---------- Entries ----------

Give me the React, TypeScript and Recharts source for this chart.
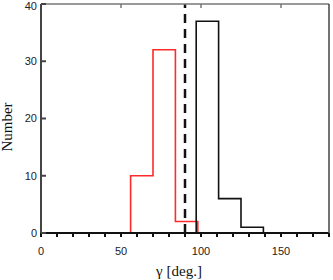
import React from 'react'
import {
  ComposedChart,
  Line,
  XAxis,
  YAxis,
  ReferenceLine,
  Label,
} from 'recharts';

// bin edges and counts
const redEdges = [56, 70, 84, 98];
const redCounts = [10, 32, 2];
const blackEdges = [97, 111, 125, 139];
const blackCounts = [37, 6, 1];
const cutLine = 90;

const xTicks = [0, 10, 20, 30, 40, 50, 60, 70, 80, 90, 100, 110, 120, 130, 140, 150, 160, 170, 180];
const xLabelTicks = [0, 50, 100, 150];
const topTicks = [50, 100, 150];
const yTicks = [0, 10, 20, 30, 40];

// step outline of a histogram: start at zero, then one point per bin, back to zero
const toSteps = (edges: number[], counts: number[]) => {
  const pts = [{ x: edges[0], y: 0 }];
  counts.forEach((c, i) => pts.push({ x: edges[i], y: c }));
  pts.push({ x: edges[edges.length - 1], y: 0 });
  return pts;
};

const redData = toSteps(redEdges, redCounts);
const blackData = toSteps(blackEdges, blackCounts);

const tickFont = { fontFamily: '"Liberation Sans", Arial, sans-serif', fontSize: 11, fill: '#222' };
const labelFont = '"Liberation Serif", "Times New Roman", serif';

const App: React.FC = () => {
  return (
    <div style={{ position: 'absolute', left: 0, top: 0 }}>
      <ComposedChart width={333} height={280} margin={{ top: 4, right: 4, bottom: 0, left: 0 }}>
        <XAxis
          xAxisId="b"
          type="number"
          dataKey="x"
          domain={[0, 180]}
          ticks={xTicks}
          interval={0}
          allowDataOverflow
          height={47}
          tickSize={4}
          tickMargin={10}
          tick={tickFont}
          tickFormatter={(v: number) => (xLabelTicks.includes(v) ? String(v) : '')}
          stroke="#111"
          strokeWidth={2}
        >
          <Label
            content={() => (
              <text x={179} y={276} textAnchor="middle" fontFamily={labelFont} fontSize={15} fill="#111">
                γ [deg.]
              </text>
            )}
          />
        </XAxis>
        <XAxis
          xAxisId="t"
          orientation="top"
          type="number"
          dataKey="x"
          domain={[0, 180]}
          ticks={topTicks}
          allowDataOverflow
          mirror
          tickSize={4}
          tickFormatter={() => ''}
          stroke="#777"
          strokeWidth={1.5}
        />
        <YAxis
          yAxisId="l"
          type="number"
          domain={[0, 40]}
          ticks={yTicks}
          width={41}
          tickSize={-5}
          tickMargin={9}
          tick={tickFont}
          stroke="#444"
          strokeWidth={2}
        >
          <Label
            content={() => (
              <text
                x={12}
                y={127}
                textAnchor="middle"
                transform="rotate(-90, 12, 127)"
                fontFamily={labelFont}
                fontSize={15}
                fill="#111"
              >
                Number
              </text>
            )}
          />
        </YAxis>
        <YAxis
          yAxisId="r"
          orientation="right"
          type="number"
          domain={[0, 40]}
          ticks={[10, 20, 30]}
          mirror
          tickSize={5}
          tickFormatter={() => ''}
          stroke="#444"
          strokeWidth={1.5}
        />
        <ReferenceLine
          xAxisId="b"
          yAxisId="l"
          x={cutLine}
          stroke="#111"
          strokeWidth={2.5}
          strokeDasharray="9 6"
        />
        <Line
          xAxisId="b"
          yAxisId="l"
          data={redData}
          dataKey="y"
          type="stepAfter"
          stroke="#ff2a2a"
          strokeWidth={1.6}
          dot={false}
          isAnimationActive={false}
        />
        <Line
          xAxisId="b"
          yAxisId="l"
          data={blackData}
          dataKey="y"
          type="stepAfter"
          stroke="#111"
          strokeWidth={1.6}
          dot={false}
          isAnimationActive={false}
        />
      </ComposedChart>
    </div>
  );
};

export default App;
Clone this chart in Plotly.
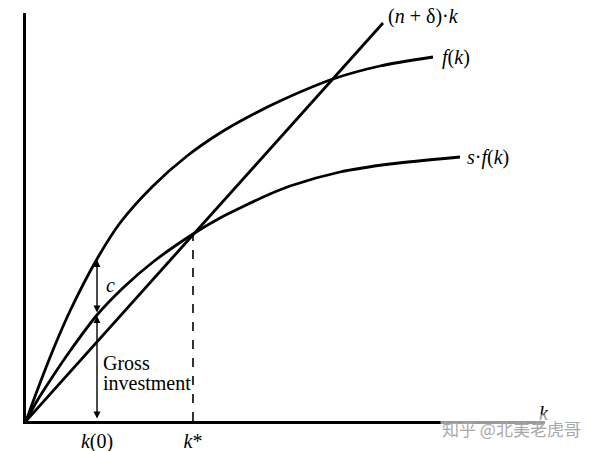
import plotly.graph_objects as go

# Capital stock (x) and output/investment (y)
k_f = [0, 11, 27, 44, 71, 94, 127, 161, 194, 222, 254, 307, 354, 407]
f_vals = [0, 30, 71, 110, 162, 198, 235, 265, 288, 304, 320, 342, 355, 364]

k_sf = [0, 11, 27, 44, 71, 98, 127, 167, 194, 214, 244, 264, 314, 364, 434]
sf_vals = [0, 20, 45, 70, 106, 134, 159, 187, 203, 213, 227, 235, 249, 257, 264]

k_line = [0, 357]
line_vals = [0, 398]

k0 = 71
k_star = 167
f_k0 = 162
sf_k0 = 106
sf_kstar = 187

x_range = [0, 519]
y_range = [0, 408]

serif = "Liberation Serif"
lw = 2.8

fig = go.Figure()
for xs, ys in [(k_f, f_vals), (k_sf, sf_vals)]:
    fig.add_trace(go.Scatter(x=xs, y=ys, mode="lines",
                             line=dict(color="black", width=lw, shape="spline", smoothing=0.8),
                             cliponaxis=False, hoverinfo="skip", showlegend=False))
fig.add_trace(go.Scatter(x=k_line, y=line_vals, mode="lines", line=dict(color="black", width=lw),
                         cliponaxis=False, hoverinfo="skip", showlegend=False))
# dashed line at the steady state
fig.add_trace(go.Scatter(x=[k_star, k_star], y=[0, sf_kstar], mode="lines",
                         line=dict(color="black", width=1.6, dash="dash"),
                         hoverinfo="skip", showlegend=False))

# double-headed arrows: consumption and gross investment at k(0)
for top, bot in [(f_k0, sf_k0), (sf_k0, 0)]:
    fig.add_annotation(x=k0, y=top - 1, ax=k0, ay=bot + 1, xref="x", yref="y", axref="x", ayref="y",
                       text="", showarrow=True, arrowhead=2, arrowside="end+start", arrowsize=1,
                       arrowwidth=1.4, arrowcolor="black")

lbl = dict(font=dict(family=serif, size=20, color="black"), showarrow=False, xref="x", yref="y",
           xanchor="left", yanchor="middle")
fig.add_annotation(x=360, y=405, text="(<i>n</i> + δ)·<i>k</i>", **lbl)
fig.add_annotation(x=414, y=364, text="<i>f</i>(<i>k</i>)", **lbl)
fig.add_annotation(x=439, y=264, text="<i>s</i>·<i>f</i>(<i>k</i>)", **lbl)
fig.add_annotation(x=78, y=136, text="<i>c</i>", **lbl)
fig.add_annotation(x=75, y=58, text="Gross", **lbl)
fig.add_annotation(x=75, y=38, text="investment", **lbl)
fig.add_annotation(x=511, y=8, text="<i>k</i>", **lbl)

# watermark (paper coordinates so it is drawn below the axis)
fig.add_annotation(x=0.935, y=-0.018, xref="paper", yref="paper", text="知乎 @北美老虎哥",
                   showarrow=False, xanchor="center", yanchor="middle",
                   font=dict(family="Noto Sans CJK SC", size=17, color="#a8a8a8"),
                   bgcolor="rgba(255,255,255,0.6)")

fig.update_xaxes(range=x_range, showline=True, linecolor="black", linewidth=2.6, showgrid=False,
                 zeroline=False, automargin=False,
                 tickvals=[k0, k_star], ticktext=["<i>k</i>(0)", "<i>k</i>*"], ticks="",
                 tickfont=dict(family=serif, size=20, color="black"))
fig.update_yaxes(range=y_range, showline=True, linecolor="black", linewidth=2.6, showgrid=False,
                 zeroline=False, automargin=False, showticklabels=False, ticks="")
# the page body adds an 8px offset, so the margins are shifted to compensate
fig.update_layout(width=600, height=451, margin=dict(l=18, r=63, t=5, b=38),
                  plot_bgcolor="white", paper_bgcolor="white")
fig.write_html("out.html")
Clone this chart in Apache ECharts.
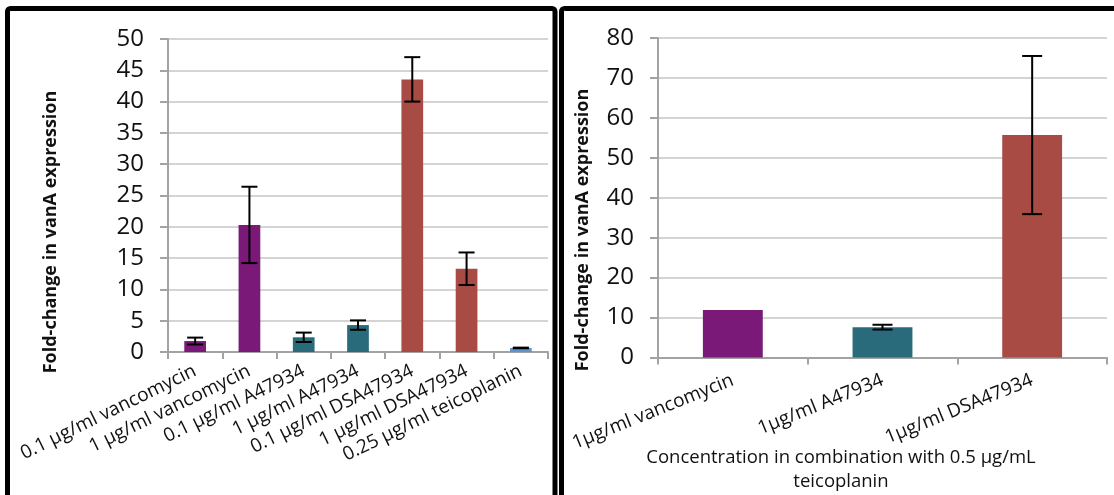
<!DOCTYPE html>
<html>
<head>
<meta charset="utf-8">
<script src="https://cdn.jsdelivr.net/npm/echarts@6/dist/echarts.min.js"></script>
<style>
html,body{margin:0;padding:0;background:#fff;}
#chart{width:1114px;height:495px;}
</style>
</head>
<body>
<div id="chart"></div>
<script>
// Left panel data
const leftCategories = [
  '0.1 µg/ml vancomycin', '1 µg/ml vancomycin', '0.1 µg/ml A47934', '1 µg/ml A47934',
  '0.1 µg/ml DSA47934', '1 µg/ml DSA47934', '0.25 µg/ml teicoplanin'
];
const leftValues = [1.75, 20.3, 2.35, 4.3, 43.55, 13.3, 0.65];
const leftErrors = [0.55, 6.1, 0.75, 0.75, 3.55, 2.6, 0.05];
const leftColors = ['#7a1978', '#7a1978', '#2a6b7b', '#2a6b7b', '#a84b45', '#a84b45', '#6193cd'];
const leftTicks = { min: 0, max: 50, interval: 5 };

// Right panel data
const rightCategories = ['1μg/ml vancomycin', '1μg/ml A47934', '1μg/ml DSA47934'];
const rightValues = [11.9, 7.6, 55.7];
const rightErrors = [null, 0.6, 19.8];
const rightColors = ['#7a1978', '#2a6b7b', '#a84b45'];
const rightTicks = { min: 0, max: 80, interval: 10 };

const yTitle = 'Fold-change in vanA expression';
const rightXTitle = ['Concentration in combination with 0.5 μg/mL', 'teicoplanin'];

const FONT = '"Open Sans", sans-serif';
const axisGray = '#a3a3a3';
const gridGray = '#d4d4d4';

function errRender(halfCap) {
  return function (params, api) {
    const e = api.value(2);
    if (e === null || e === undefined || isNaN(e)) return null;
    const i = api.value(0), v = api.value(1);
    const top = api.coord([i, v + e]);
    const bot = api.coord([i, v - e]);
    const style = { stroke: '#000', lineWidth: 2 };
    return {
      type: 'group',
      children: [
        { type: 'line', shape: { x1: top[0], y1: top[1], x2: bot[0], y2: bot[1] }, style },
        { type: 'line', shape: { x1: top[0] - halfCap, y1: top[1], x2: top[0] + halfCap, y2: top[1] }, style },
        { type: 'line', shape: { x1: bot[0] - halfCap, y1: bot[1], x2: bot[0] + halfCap, y2: bot[1] }, style }
      ]
    };
  };
}

function yAxisCfg(t, idx) {
  return {
    type: 'value', gridIndex: idx, min: t.min, max: t.max, interval: t.interval,
    axisLine: { show: true, lineStyle: { color: axisGray, width: 2 } },
    axisTick: { show: true, length: 8, lineStyle: { color: axisGray, width: 2 } },
    splitLine: { show: true, lineStyle: { color: gridGray, width: 2 } },
    axisLabel: { fontFamily: FONT, fontSize: 24, color: '#111', margin: 24 }
  };
}

function xAxisCfg(cats, idx, rot, margin, size) {
  return {
    type: 'category', gridIndex: idx, data: cats,
    axisLine: { show: true, lineStyle: { color: axisGray, width: 2 } },
    axisTick: { show: true, length: 7, lineStyle: { color: axisGray, width: 2 } },
    axisLabel: { interval: 0, rotate: rot, margin: margin, fontFamily: FONT, fontSize: size, color: '#111' }
  };
}

const chart = echarts.init(document.getElementById('chart'));
chart.setOption({
  animation: false,
  backgroundColor: '#fff',
  grid: [
    { left: 168, right: 566, top: 39, bottom: 143 },
    { left: 658, right: 7, top: 38, bottom: 137.5 }
  ],
  xAxis: [
    xAxisCfg(leftCategories, 0, 26, 18, 19),
    xAxisCfg(rightCategories, 1, 22, 22, 19)
  ],
  yAxis: [yAxisCfg(leftTicks, 0), yAxisCfg(rightTicks, 1)],
  series: [
    {
      type: 'bar', xAxisIndex: 0, yAxisIndex: 0, barCategoryGap: '60%',
      data: leftValues.map((v, i) => ({ value: v, itemStyle: { color: leftColors[i] } }))
    },
    {
      type: 'custom', xAxisIndex: 0, yAxisIndex: 0, z: 5,
      renderItem: errRender(8),
      data: leftValues.map((v, i) => [i, v, leftErrors[i]])
    },
    {
      type: 'bar', xAxisIndex: 1, yAxisIndex: 1, barCategoryGap: '60%',
      data: rightValues.map((v, i) => ({ value: v, itemStyle: { color: rightColors[i] } }))
    },
    {
      type: 'custom', xAxisIndex: 1, yAxisIndex: 1, z: 5,
      renderItem: errRender(10),
      data: rightValues.map((v, i) => [i, v, rightErrors[i]])
    }
  ],
  graphic: [
    { type: 'rect', shape: { x: 7.5, y: 8.5, width: 547.5, height: 600, r: 3 },
      style: { fill: 'none', stroke: '#000', lineWidth: 5 } },
    { type: 'rect', shape: { x: 561.5, y: 8.5, width: 600, height: 600, r: 3 },
      style: { fill: 'none', stroke: '#000', lineWidth: 5 } },
    { type: 'text', x: 51, y: 232, rotation: Math.PI / 2,
      style: { text: yTitle, fontFamily: FONT, fontWeight: 'bold', fontSize: 18, fill: '#111',
               align: 'center', verticalAlign: 'middle' } },
    { type: 'text', x: 583, y: 230, rotation: Math.PI / 2,
      style: { text: yTitle, fontFamily: FONT, fontWeight: 'bold', fontSize: 18, fill: '#111',
               align: 'center', verticalAlign: 'middle' } },
    { type: 'text', x: 841, y: 458,
      style: { text: rightXTitle[0], fontFamily: FONT, fontSize: 18.5, fill: '#111',
               align: 'center', verticalAlign: 'middle' } },
    { type: 'text', x: 841, y: 482,
      style: { text: rightXTitle[1], fontFamily: FONT, fontSize: 18.5, fill: '#111',
               align: 'center', verticalAlign: 'middle' } }
  ]
});
</script>
</body>
</html>
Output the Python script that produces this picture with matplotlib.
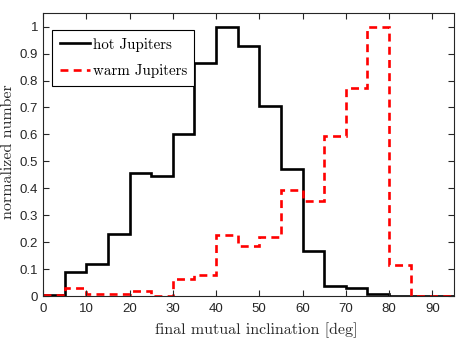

----------

**Instructions to follow**
Looking above, find the stretch of lines that opens with the one holding "Clone this chart in Apache ECharts." and closes with the one holding "50, interval: 5". Copy it exactly, pictures excluded.

**Task response**
Clone this chart in Apache ECharts.
<!DOCTYPE html>
<html>
<head>
<meta charset="utf-8">
<script src="https://cdn.jsdelivr.net/npm/echarts@6/dist/echarts.min.js"></script>
<style>
html,body{margin:0;padding:0;background:#fff;}
#chart{width:1114px;height:495px;}
</style>
</head>
<body>
<div id="chart"></div>
<script>
// Left panel data
const leftCategories = [
  '0.1 µg/ml vancomycin', '1 µg/ml vancomycin', '0.1 µg/ml A47934', '1 µg/ml A47934',
  '0.1 µg/ml DSA47934', '1 µg/ml DSA47934', '0.25 µg/ml teicoplanin'
];
const leftValues = [1.75, 20.3, 2.35, 4.3, 43.55, 13.3, 0.65];
const leftErrors = [0.55, 6.1, 0.75, 0.75, 3.55, 2.6, 0.05];
const leftColors = ['#7a1978', '#7a1978', '#2a6b7b', '#2a6b7b', '#a84b45', '#a84b45', '#6193cd'];
const leftTicks = { min: 0, max: 50, interval: 5 };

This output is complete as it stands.